Глазами ребёнка. Антология русского рассказа второй половины ХХ века с пояснениями Олега Лекманова и Михаила Свердлова - Виктор Владимирович Голявкин
– Куинчи-ик…
Ты потянулся к нему, не сделал попытки схватить его, как хватают обычно дети любимую игрушку, – нет, ты смотрел на него омытыми слезами и от этого особенно чистыми глазами, упиваясь его формой и расписной глазурью.
Умыв тебя, обвязав салфеткой, усадив за стол, я вдруг понял, что с тобой что-то произошло: ты не стучал ножкой по столу, не смеялся, не говорил: “Скорей!” – ты смотрел на меня серьёзно, пристально и молчал! Я чувствовал, как ты уходишь от меня, душа твоя, слитая до сих пор с моей, – теперь далеко и с каждым годом будет всё отдаляться, отдаляться, что ты уже не я, не моё продолжение и моей душе никогда не догнать тебя, ты уйдёшь навсегда. В твоём глубоком, недетском взгляде видел я твою, покидающую меня душу, она смотрела на меня с состраданием, она прощалась со мною навеки!
Я тянулся за тобою, спешил, чтобы быть хоть поблизости, я видел, что я отстаю, что моя жизнь несёт меня в прежнюю сторону, тогда как ты отныне пошёл своей дорогой.
Такое отчаяние охватило меня, такое горе! Но хриплым, слабым голоском звучала во мне и надежда, что души наши когда-нибудь опять сольются, чтобы уже никогда не разлучаться. Да! Но где, когда это будет?
Впору, братец ты мой, было и мне заплакать…
А было тебе в то лето полтора года.
_____________
☛ Среди многих загадок программного рассказа Юрия Казакова “Во сне ты горько плакал” (1977)[3] едва ли не самая важная – это загадка заглавная, она же финальная: отчего “горько плакал” “во сне” мальчик Алёша, которому, как мы узнаём из последнего предложения рассказа, было полтора года?
Чтобы приблизиться к разгадке, нам стоит обратиться к двум другим плачущим персонажам рассказа: отцу мальчика, от лица которого ведётся повествование, и другу отца – Мите. Прежде чем подступиться к тайне Алёшиных слёз, надо бы разобраться в мотивных перекличках: почему плачет Митя, почему отец признаётся: “Впору <…> было и мне заплакать…”?
Перекличкой слёз во многом объясняется то, зачем в текст введён фабульно абсолютно “лишний” персонаж, самоубийца Митя[4].

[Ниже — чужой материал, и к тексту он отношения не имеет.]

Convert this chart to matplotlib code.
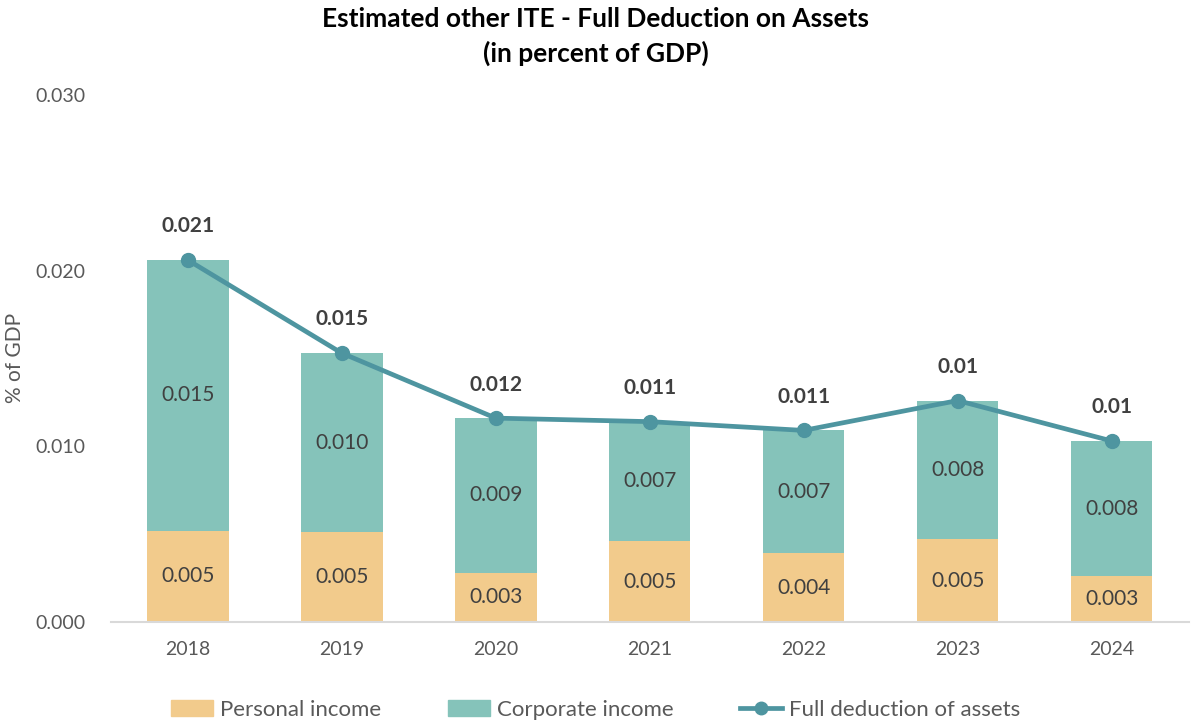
import numpy as np
import matplotlib
matplotlib.use("Agg")
import matplotlib.pyplot as plt
from matplotlib.lines import Line2D
from matplotlib.patches import Patch

plt.rcParams['font.family'] = ['Lato', 'DejaVu Sans']

years = ['2018', '2019', '2020', '2021', '2022', '2023', '2024']
personal = [0.0052, 0.0051, 0.0028, 0.0046, 0.0039, 0.0047, 0.0026]
corporate = [0.0154, 0.0102, 0.0088, 0.0068, 0.0070, 0.0079, 0.0077]
line_labels = ['0.021', '0.015', '0.012', '0.011', '0.011', '0.01', '0.01']

c_pers = '#F2CB8C'
c_corp = '#85C3BA'
c_line = '#4E95A0'
c_text = '#404040'
c_tick = '#595959'

x = np.arange(len(years))
pers = np.array(personal)
corp = np.array(corporate)
total = pers + corp

fig = plt.figure(figsize=(11.91, 7.24), dpi=100)
ax = fig.add_axes([0.093, 0.141, 0.905, 0.728])

ax.bar(x, pers, width=0.53, color=c_pers, zorder=2)
ax.bar(x, corp, width=0.53, bottom=pers, color=c_corp, zorder=2)
ax.plot(x, total, color=c_line, lw=3.4, marker='o', ms=10, zorder=3)

for i in range(len(x)):
    ax.text(x[i], pers[i] / 2, '%.3f' % pers[i], ha='center', va='center',
            fontsize=15, color=c_text, zorder=4)
    ax.text(x[i], pers[i] + corp[i] / 2, '%.3f' % corp[i], ha='center', va='center',
            fontsize=15, color=c_text, zorder=4)
    ax.annotate(line_labels[i], (x[i], total[i]), xytext=(0, 17), textcoords='offset points',
                ha='center', va='bottom', fontsize=15, fontweight='bold', color=c_text)

ax.set_xlim(-0.5, len(x) - 0.5)
ax.set_ylim(0, 0.03)
ax.set_yticks([0, 0.01, 0.02, 0.03])
ax.set_yticklabels(['0.000', '0.010', '0.020', '0.030'])
ax.set_xticks(x)
ax.set_xticklabels(years)
ax.tick_params(axis='both', length=0, labelsize=14, colors=c_tick)
ax.tick_params(axis='x', pad=14)
ax.tick_params(axis='y', pad=18)
for s in ['top', 'right', 'left']:
    ax.spines[s].set_visible(False)
ax.spines['bottom'].set_color('#D9D9D9')
ax.spines['bottom'].set_linewidth(1.5)
ax.set_ylabel('% of GDP', fontsize=15, color=c_tick, labelpad=8)

fig.suptitle('Estimated other ITE - Full Deduction on Assets\n(in percent of GDP)',
             fontsize=19, fontweight='bold', y=0.99, color='black', linespacing=1.45)

handles = [Patch(color=c_pers, label='Personal income'),
           Patch(color=c_corp, label='Corporate income'),
           Line2D([0], [0], color=c_line, lw=3.4, marker='o', ms=9, label='Full deduction of assets')]
fig.legend(handles=handles, loc='lower center', bbox_to_anchor=(0.5, -0.022), ncol=3,
           frameon=False, fontsize=16, labelcolor=c_tick, handlelength=1.9,
           columnspacing=3.0, handletextpad=0.3)

fig.savefig('out.png', dpi=100)
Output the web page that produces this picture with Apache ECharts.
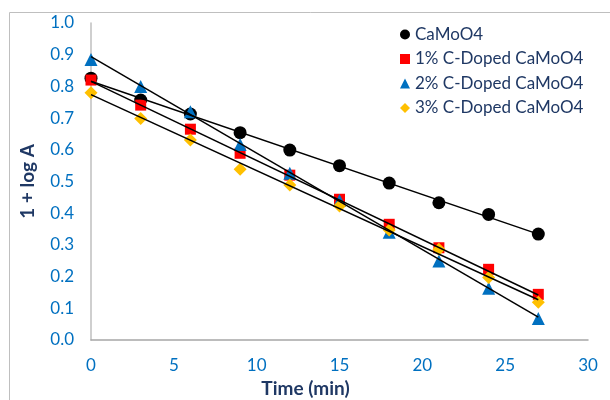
<!DOCTYPE html>
<html>
<head>
<meta charset="utf-8">
<script src="https://cdn.jsdelivr.net/npm/echarts@6/dist/echarts.min.js"></script>
<style>html,body{margin:0;padding:0;background:#fff;}#c{width:610px;height:400px;}</style>
</head>
<body>
<div id="c"></div>
<script>
const times = [0, 3, 6, 9, 12, 15, 18, 21, 24, 27];
const caMoO4 = [0.826, 0.757, 0.713, 0.654, 0.599, 0.550, 0.495, 0.433, 0.396, 0.334];
const doped1 = [0.820, 0.741, 0.665, 0.589, 0.520, 0.444, 0.365, 0.291, 0.223, 0.144];
const doped2 = [0.885, 0.800, 0.720, 0.617, 0.526, 0.440, 0.340, 0.249, 0.163, 0.068];
const doped3 = [0.780, 0.699, 0.631, 0.539, 0.489, 0.423, 0.347, 0.286, 0.197, 0.119];
const trendTimes = [0, 27];
const trendCa = [0.816, 0.334];
const trend1 = [0.816, 0.142];
const trend2 = [0.894, 0.072];
const trend3 = [0.774, 0.127];
const seriesNames = ['CaMoO4', '1% C-Doped CaMoO4', '2% C-Doped CaMoO4', '3% C-Doped CaMoO4'];
const xTicks = [0, 5, 10, 15, 20, 25, 30];

const FONT = 'Lato';
const NAVY = '#1F3864';
const pair = (xs, ys) => xs.map((x, i) => [x, ys[i]]);

const chart = echarts.init(document.getElementById('c'), null, {renderer: 'canvas'});
const scatter = (name, data, symbol, size, color) => ({
  name, type: 'scatter', data: pair(times, data), symbol, symbolSize: size,
  itemStyle: {color, opacity: 1}, z: 2
});
const trend = (data) => ({
  type: 'line', data: pair(trendTimes, data), symbol: 'none', z: 3,
  lineStyle: {color: '#000', width: 1.5}, silent: true
});

chart.setOption({
  animation: false,
  graphic: [{
    type: 'rect', shape: {x: 9.5, y: 12.5, width: 700, height: 500},
    style: {fill: 'none', stroke: '#BFBFBF', lineWidth: 1}, silent: true
  }],
  grid: {left: 91, right: 22, top: 23, bottom: 60, outerBoundsMode: 'none', containLabel: false},
  legend: {
    orient: 'vertical', left: 395, top: 21, itemGap: 7.5,
    itemWidth: 10, itemHeight: 10,
    textStyle: {fontFamily: FONT, fontSize: 17, color: NAVY},
    data: [
      {name: seriesNames[0], icon: 'circle'},
      {name: seriesNames[1], icon: 'rect'},
      {name: seriesNames[2], icon: 'triangle'},
      {name: seriesNames[3], icon: 'diamond'}
    ]
  },
  xAxis: {
    type: 'value', min: 0, max: 30, interval: 5,
    name: 'Time (min)', nameLocation: 'middle', nameGap: 35,
    nameTextStyle: {fontFamily: FONT, fontSize: 19, fontWeight: 'bold', color: NAVY, padding: [0, 68, 0, 0]},
    axisLine: {show: true, lineStyle: {color: '#A6A6A6', width: 1.5}},
    axisTick: {show: false},
    splitLine: {show: false},
    axisLabel: {fontFamily: FONT, fontSize: 17, color: '#0070C0', margin: 17,
      formatter: v => xTicks.includes(v) ? String(v) : ''}
  },
  yAxis: {
    type: 'value', min: 0, max: 1, interval: 0.1,
    name: '1 + log A', nameLocation: 'middle', nameGap: 54, nameRotate: 90,
    nameTextStyle: {fontFamily: FONT, fontSize: 19, fontWeight: 'bold', color: NAVY},
    axisLine: {show: true, lineStyle: {color: '#BFBFBF', width: 1.5}},
    axisTick: {show: false},
    splitLine: {show: false},
    axisLabel: {fontFamily: FONT, fontSize: 17, color: '#0070C0', margin: 17,
      formatter: v => v.toFixed(1)}
  },
  series: [
    scatter(seriesNames[0], caMoO4, 'circle', 13, '#000000'),
    scatter(seriesNames[1], doped1, 'rect', 11, '#FF0000'),
    scatter(seriesNames[2], doped2, 'triangle', 13, '#0070C0'),
    scatter(seriesNames[3], doped3, 'diamond', 13, '#FFC000'),
    trend(trendCa), trend(trend1), trend(trend2), trend(trend3)
  ]
});
</script>
</body>
</html>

Описанием встречи Мити и героя, отправляющегося с сыном на прогулку, рассказ открывается. Поговорив, они расстаются, и рассказчик вместе с Алёшей привычным маршрутом обходит окрестности Абрамцева. Затем отец и сын возвращаются домой, герой укладывает Алёшу спать, а спустя “более часу”, не просыпаясь, мальчик принимается горько плакать:
Слёзы твои текли так обильно, что подушка быстро намокала. Ты всхлипывал горько, с отчаянной безнадёжностью. Совсем не так ты плакал, когда ушибался или капризничал. Тогда ты просто ревел. А теперь – будто оплакивал что-то навсегда ушедшее. Ты задыхался от рыданий, и голос твой изменился!

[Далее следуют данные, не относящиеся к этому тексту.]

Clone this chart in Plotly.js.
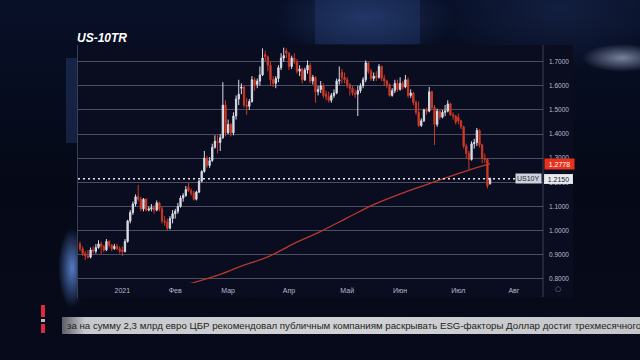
<!DOCTYPE html>
<html>
<head>
<meta charset="utf-8">
<script src="https://cdn.plot.ly/plotly-3.0.1.min.js"></script>
<style>
  html, body { margin:0; padding:0; width:640px; height:360px; overflow:hidden; background:#050917; }
  #bg { position:absolute; left:0; top:0; width:640px; height:360px;
    background:
      radial-gradient(ellipse 14px 40px at 72px 268px, rgba(110,160,255,0.75), rgba(110,160,255,0) 100%),
      radial-gradient(ellipse 40px 14px at 622px 58px, rgba(210,225,255,0.55), rgba(210,225,255,0) 100%),
      radial-gradient(ellipse 90px 40px at 365px 18px, rgba(55,85,150,0.45), rgba(55,85,150,0) 100%),
      radial-gradient(ellipse 120px 60px at 560px 10px, rgba(40,60,110,0.35), rgba(40,60,110,0) 100%),
      linear-gradient(180deg, #081028 0%, #050917 50%, #060a1a 100%);
  }
  #topbox { position:absolute; left:315px; top:0; width:105px; height:44px; background:rgba(45,75,140,0.28); }
  #leftbits { position:absolute; left:66px; top:58px; width:11px; height:85px; background:rgba(60,95,160,0.28); }
  #panel { position:absolute; left:77px; top:45px; width:496px; height:253px; background:#0a0c20;
    border-left:1px solid rgba(150,160,190,0.35); box-sizing:border-box; }
  #chart { position:absolute; left:0; top:0; width:640px; height:360px; }
  #ticker { position:absolute; left:62px; top:317px; width:578px; height:17px;
    background:linear-gradient(90deg, rgba(150,150,155,0.6) 0%, #c8c9cc 4%, #d1d2d4 50%, #c4c5c8 100%);
    overflow:hidden; white-space:nowrap; }
  #ticker span { position:absolute; left:5px; top:1px; font-family:"Liberation Sans", Arial, sans-serif;
    font-size:9.7px; color:#1e1e22; line-height:15px; }
  #logo1 { position:absolute; left:41px; top:305px; width:4px; height:12px; background:#e0283c; }
  #logo2 { position:absolute; left:41px; top:319px; width:4px; height:3px; background:#b8b8c8; }
  #logo3 { position:absolute; left:41px; top:324px; width:4px; height:9px; background:#e0283c; }
</style>
</head>
<body>
<div id="bg"></div>
<div id="topbox"></div>
<div id="leftbits"></div>
<div id="panel"></div>
<div id="logo1"></div><div id="logo2"></div><div id="logo3"></div>
<div id="ticker"><span>за на сумму 2,3 млрд евро ЦБР рекомендовал публичным компаниям раскрывать ESG-факторы Доллар достиг трехмесячного</span></div>
<div id="chart"></div>
<script>
// ---- data ----
const dates = [
 '2020-12-09','2020-12-10','2020-12-11','2020-12-14','2020-12-15','2020-12-16','2020-12-17','2020-12-18','2020-12-21','2020-12-22','2020-12-23','2020-12-24','2020-12-28','2020-12-29','2020-12-30','2020-12-31',
 '2021-01-04','2021-01-05','2021-01-06','2021-01-07','2021-01-08','2021-01-11','2021-01-12','2021-01-13','2021-01-14','2021-01-15','2021-01-18','2021-01-19','2021-01-20','2021-01-21','2021-01-22','2021-01-25','2021-01-26','2021-01-27','2021-01-28','2021-01-29',
 '2021-02-01','2021-02-02','2021-02-03','2021-02-04','2021-02-05','2021-02-08','2021-02-09','2021-02-10','2021-02-11','2021-02-12','2021-02-15','2021-02-16','2021-02-17','2021-02-18','2021-02-19','2021-02-22','2021-02-23','2021-02-24','2021-02-25','2021-02-26',
 '2021-03-01','2021-03-02','2021-03-03','2021-03-04','2021-03-05','2021-03-08','2021-03-09','2021-03-10','2021-03-11','2021-03-12','2021-03-15','2021-03-16','2021-03-17','2021-03-18','2021-03-19','2021-03-22','2021-03-23','2021-03-24','2021-03-25','2021-03-26','2021-03-29','2021-03-30','2021-03-31',
 '2021-04-01','2021-04-02','2021-04-05','2021-04-06','2021-04-07','2021-04-08','2021-04-09','2021-04-12','2021-04-13','2021-04-14','2021-04-15','2021-04-16','2021-04-19','2021-04-20','2021-04-21','2021-04-22','2021-04-23','2021-04-26','2021-04-27','2021-04-28','2021-04-29','2021-04-30',
 '2021-05-03','2021-05-04','2021-05-05','2021-05-06','2021-05-07','2021-05-10','2021-05-11','2021-05-12','2021-05-13','2021-05-14','2021-05-17','2021-05-18','2021-05-19','2021-05-20','2021-05-21','2021-05-24','2021-05-25','2021-05-26','2021-05-27','2021-05-28',
 '2021-06-01','2021-06-02','2021-06-03','2021-06-04','2021-06-07','2021-06-08','2021-06-09','2021-06-10','2021-06-11','2021-06-14','2021-06-15','2021-06-16','2021-06-17','2021-06-18','2021-06-21','2021-06-22','2021-06-23','2021-06-24','2021-06-25','2021-06-28','2021-06-29','2021-06-30',
 '2021-07-01','2021-07-02','2021-07-06','2021-07-07','2021-07-08','2021-07-09','2021-07-12','2021-07-13','2021-07-14','2021-07-15','2021-07-16','2021-07-19','2021-07-20'
];
const openV = [
 .945,.925,.905,.895,.890,.920,.915,.930,.945,.935,.920,.955,.940,.925,.935,.925,
 .920,.913,.955,1.040,1.075,1.110,1.140,1.130,1.090,1.130,1.085,1.090,1.095,1.085,1.115,1.090,1.040,1.035,1.010,1.050,
 1.070,1.080,1.100,1.135,1.145,1.180,1.165,1.155,1.130,1.160,1.205,1.245,1.300,1.270,1.290,1.345,1.370,1.365,1.385,1.520,
 1.405,1.440,1.405,1.475,1.545,1.590,1.595,1.520,1.515,1.535,1.625,1.605,1.620,1.645,1.730,1.720,1.685,1.625,1.610,1.630,1.675,1.715,1.745,
 1.735,1.680,1.715,1.700,1.660,1.670,1.625,1.665,1.685,1.620,1.635,1.575,1.585,1.600,1.565,1.555,1.540,1.560,1.570,1.620,1.655,1.635,
 1.625,1.605,1.590,1.570,1.565,1.580,1.600,1.625,1.695,1.660,1.630,1.640,1.635,1.680,1.630,1.620,1.605,1.560,1.580,1.610,
 1.585,1.610,1.595,1.625,1.560,1.570,1.530,1.490,1.435,1.455,1.500,1.495,1.575,1.510,1.440,1.495,1.470,1.490,1.495,1.525,1.480,1.475,
 1.470,1.455,1.430,1.350,1.320,1.295,1.360,1.365,1.415,1.355,1.300,1.295,1.195
];
const highV = [
 .955,.935,.915,.920,.930,.935,.945,.960,.955,.940,.965,.960,.945,.945,.945,.935,
 .935,.965,1.045,1.085,1.120,1.150,1.190,1.140,1.135,1.135,1.100,1.110,1.105,1.125,1.120,1.100,1.060,1.050,1.060,1.085,
 1.090,1.115,1.145,1.155,1.185,1.200,1.175,1.165,1.165,1.210,1.250,1.330,1.310,1.305,1.360,1.395,1.395,1.400,1.615,1.540,
 1.460,1.445,1.490,1.560,1.625,1.610,1.600,1.550,1.545,1.640,1.635,1.630,1.680,1.755,1.745,1.725,1.700,1.640,1.640,1.685,1.735,1.758,1.755,
 1.740,1.725,1.735,1.710,1.685,1.675,1.675,1.705,1.695,1.645,1.640,1.600,1.620,1.610,1.580,1.575,1.570,1.585,1.630,1.680,1.670,1.655,
 1.635,1.610,1.600,1.585,1.600,1.610,1.635,1.705,1.700,1.670,1.655,1.660,1.690,1.685,1.645,1.625,1.610,1.590,1.625,1.625,
 1.635,1.620,1.645,1.635,1.585,1.575,1.540,1.535,1.465,1.505,1.510,1.595,1.580,1.520,1.505,1.500,1.500,1.520,1.540,1.530,1.490,1.480,
 1.485,1.460,1.435,1.360,1.330,1.370,1.380,1.425,1.420,1.360,1.320,1.300,1.220
];
const lowV = [
 .915,.895,.878,.885,.885,.905,.905,.925,.900,.910,.915,.930,.915,.920,.920,.905,
 .895,.910,.950,1.030,1.065,1.100,1.120,1.080,1.080,1.080,1.080,1.080,1.070,1.080,1.080,1.030,1.020,1.000,1.005,1.030,
 1.050,1.070,1.095,1.120,1.140,1.160,1.145,1.125,1.125,1.155,1.200,1.240,1.260,1.260,1.285,1.340,1.320,1.330,1.380,1.390,
 1.400,1.390,1.395,1.460,1.520,1.565,1.510,1.480,1.500,1.530,1.580,1.590,1.600,1.640,1.700,1.660,1.600,1.595,1.590,1.615,1.665,1.700,1.715,
 1.665,1.670,1.690,1.650,1.640,1.610,1.620,1.650,1.610,1.605,1.530,1.560,1.570,1.550,1.540,1.530,1.530,1.550,1.565,1.605,1.610,1.610,
 1.590,1.560,1.560,1.550,1.475,1.570,1.590,1.615,1.650,1.620,1.620,1.620,1.630,1.620,1.600,1.590,1.555,1.555,1.570,1.575,
 1.580,1.585,1.590,1.550,1.550,1.520,1.480,1.430,1.430,1.450,1.480,1.490,1.500,1.355,1.430,1.460,1.465,1.475,1.490,1.475,1.460,1.440,
 1.440,1.420,1.340,1.300,1.255,1.290,1.340,1.350,1.345,1.280,1.280,1.175,1.190
];
const closeV = [
 .925,.905,.895,.890,.920,.915,.930,.945,.935,.920,.955,.940,.925,.935,.925,.915,
 .913,.955,1.040,1.075,1.110,1.140,1.130,1.090,1.130,1.085,1.090,1.095,1.085,1.115,1.090,1.040,1.035,1.010,1.050,1.070,
 1.080,1.100,1.135,1.145,1.170,1.165,1.155,1.130,1.160,1.205,1.245,1.300,1.270,1.290,1.345,1.370,1.365,1.385,1.520,1.405,
 1.440,1.405,1.475,1.545,1.565,1.595,1.520,1.515,1.535,1.625,1.605,1.620,1.645,1.715,1.720,1.685,1.625,1.610,1.630,1.675,1.715,1.725,1.735,
 1.680,1.715,1.700,1.660,1.670,1.625,1.665,1.685,1.620,1.635,1.575,1.585,1.600,1.560,1.555,1.540,1.560,1.570,1.620,1.625,1.635,1.625,
 1.605,1.590,1.570,1.565,1.580,1.600,1.625,1.695,1.660,1.630,1.640,1.635,1.680,1.630,1.620,1.605,1.560,1.580,1.610,1.585,
 1.610,1.595,1.625,1.560,1.570,1.530,1.490,1.435,1.455,1.500,1.495,1.575,1.510,1.440,1.495,1.470,1.490,1.495,1.525,1.480,1.475,1.450,
 1.455,1.430,1.350,1.320,1.295,1.360,1.365,1.415,1.355,1.300,1.295,1.185,1.215
];
// moving average (red line)
const maDates = ['2020-12-09','2021-01-04','2021-01-25','2021-02-10','2021-02-24','2021-03-08','2021-03-22','2021-04-05','2021-04-19','2021-05-03','2021-05-17','2021-06-01','2021-06-15','2021-06-29','2021-07-12','2021-07-20'];
const maValues = [0.67, 0.71, 0.752, 0.785, 0.819, 0.853, 0.891, 0.947, 0.997, 1.053, 1.108, 1.152, 1.191, 1.229, 1.258, 1.2778];
// axis ticks
const monthTickDates = ['2021-01-04','2021-02-01','2021-03-01','2021-04-01','2021-05-03','2021-06-01','2021-07-01','2021-08-02'];
const monthTickLabels = ['2021','Фев','Мар','Апр','Май','Июн','Июл','Авг'];
const lastPrice = 1.2150;
const maLast = 1.2778;
const symbol = 'US10Y';
const chartTitle = 'US-10TR';

// ---- layout helpers (pixel -> paper) ----
const L = 78, R = 543, T = 45, B = 283;
const fx = px => (px - L) / (R - L);
const fy = py => (B - py) / (B - T);

const traces = [
  {
    type: 'candlestick', x: dates, open: openV, high: highV, low: lowV, close: closeV,
    increasing: { line: { color: '#d9dce6', width: 1 }, fillcolor: '#d9dce6' },
    decreasing: { line: { color: '#cc3a26', width: 1 }, fillcolor: '#cc3a26' },
    whiskerwidth: 0, hoverinfo: 'skip'
  },
  {
    type: 'scatter', mode: 'lines', x: maDates, y: maValues,
    line: { color: '#b8392c', width: 1.3, shape: 'spline', smoothing: 1.0 }, hoverinfo: 'skip'
  }
];

const tagFont = { family: 'Liberation Sans, Arial, sans-serif', size: 7 };
const layout = {
  width: 640, height: 360,
  margin: { l: L, r: 640 - R, t: T, b: 360 - B, pad: 0 },
  paper_bgcolor: 'rgba(0,0,0,0)', plot_bgcolor: 'rgba(0,0,0,0)',
  showlegend: false, hovermode: false,
  xaxis: {
    type: 'date',
    range: ['2020-12-08 06:00', '2021-08-17'],
    rangebreaks: [ { bounds: ['sat', 'mon'] }, { values: ['2020-12-25', '2021-01-01', '2021-05-31', '2021-07-05'] } ],
    rangeslider: { visible: false },
    showgrid: false, zeroline: false, showline: false, ticks: '',
    tickmode: 'array', tickvals: monthTickDates, ticktext: monthTickLabels,
    tickfont: { family: 'Liberation Sans, Arial, sans-serif', size: 7, color: '#b8bccb' },
    ticklabelstandoff: 2
  },
  yaxis: {
    side: 'right', range: [0.783, 1.769], tick0: 0.8, dtick: 0.1, tickformat: '.4f',
    showgrid: true, gridcolor: 'rgba(185,190,210,0.38)', gridwidth: 1,
    zeroline: false, showline: false, ticks: '', ticklabelstandoff: 5,
    tickfont: { family: 'Liberation Sans, Arial, sans-serif', size: 6.5, color: '#b8bccb' }
  },
  shapes: [
    { type: 'line', xref: 'paper', yref: 'y', x0: 0, x1: 1, y0: lastPrice, y1: lastPrice,
      line: { color: '#e8eaf2', width: 1.5, dash: '2px,3px' } },
    { type: 'line', xref: 'paper', yref: 'paper', x0: 1, x1: 1, y0: fy(297), y1: 1,
      line: { color: 'rgba(150,160,190,0.35)', width: 1 } }
  ],
  annotations: [
    { xref: 'paper', yref: 'paper', x: fx(75), y: fy(38), xanchor: 'left', yanchor: 'middle',
      text: '<b><i>' + chartTitle + '</i></b>', showarrow: false,
      font: { family: 'Liberation Sans, Arial, sans-serif', size: 12, color: '#ffffff' } },
    { xref: 'paper', yref: 'y', x: 1, y: lastPrice, xanchor: 'right', yanchor: 'middle', xshift: -1,
      text: symbol, showarrow: false, bgcolor: '#cdd1dc', borderpad: 1,
      font: Object.assign({ color: '#1c1f2e' }, tagFont) },
    { xref: 'paper', yref: 'y', x: 1, y: lastPrice, xanchor: 'left', yanchor: 'middle', xshift: 1,
      text: lastPrice.toFixed(4), showarrow: false, bgcolor: '#e9ebf1', bordercolor: '#ffffff', borderwidth: 0.5, borderpad: 1,
      width: 26, font: Object.assign({ color: '#15171f' }, tagFont) },
    { xref: 'paper', yref: 'y', x: 1, y: maLast, xanchor: 'left', yanchor: 'middle', xshift: 1,
      text: maLast.toFixed(4), showarrow: false, bgcolor: '#e8321e', borderpad: 1.5,
      width: 26, font: Object.assign({ color: '#ffffff' }, tagFont) },
    { xref: 'paper', yref: 'paper', x: fx(558), y: fy(289), xanchor: 'center', yanchor: 'middle',
      text: '○', showarrow: false, font: { family: 'DejaVu Sans', size: 7, color: '#8a90a4' } }
  ]
};

Plotly.newPlot('chart', traces, layout, { staticPlot: true, displayModeBar: false });
</script>
</body>
</html>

Но плачет в тексте рассказа и Митя, причём трижды, один раз – на глазах читателя (“Я пошёл его провожать. Он вдруг заплакал, отворачиваясь”) и два раза – гипотетически (“О чём вспоминал он и вспоминал ли в свои последние минуты? Или только готовился? Плакал ли?..”; “Да! Но сразу ли сел и снял башмак? Или всю ночь простоял, прижавшись лбом к стеклу, и стекло запотевало от слёз?”). Немотивированные вроде бы Митины слёзы в сцене расставания могут бросить свет и на его возможное предсмертное оплакивание чего-то, а значит, и на само его загадочное самоубийство. Нельзя не обратить внимание – приступ плача у будущего самоубийцы вызван именно ассоциацией с Алёшей: ещё в первой сцене произведения Казакова, когда приятель рассказчика встречает того с сыном, говорится об Алёшиных “синих, отражающих небо глазах”. И вот – через три с лишним года, прощаясь с соседом по даче, Митя горестно сетует как раз на потерянное им детское восприятие небесной сини, на отчуждение от неба:
– Когда я был такой, как твой Алёша, – заговорил он, несколько успокоясь, – мне небо казалось таким высоким, таким синим! Потом оно для меня поблёкло, но ведь это от возраста? Ведь оно прежнее?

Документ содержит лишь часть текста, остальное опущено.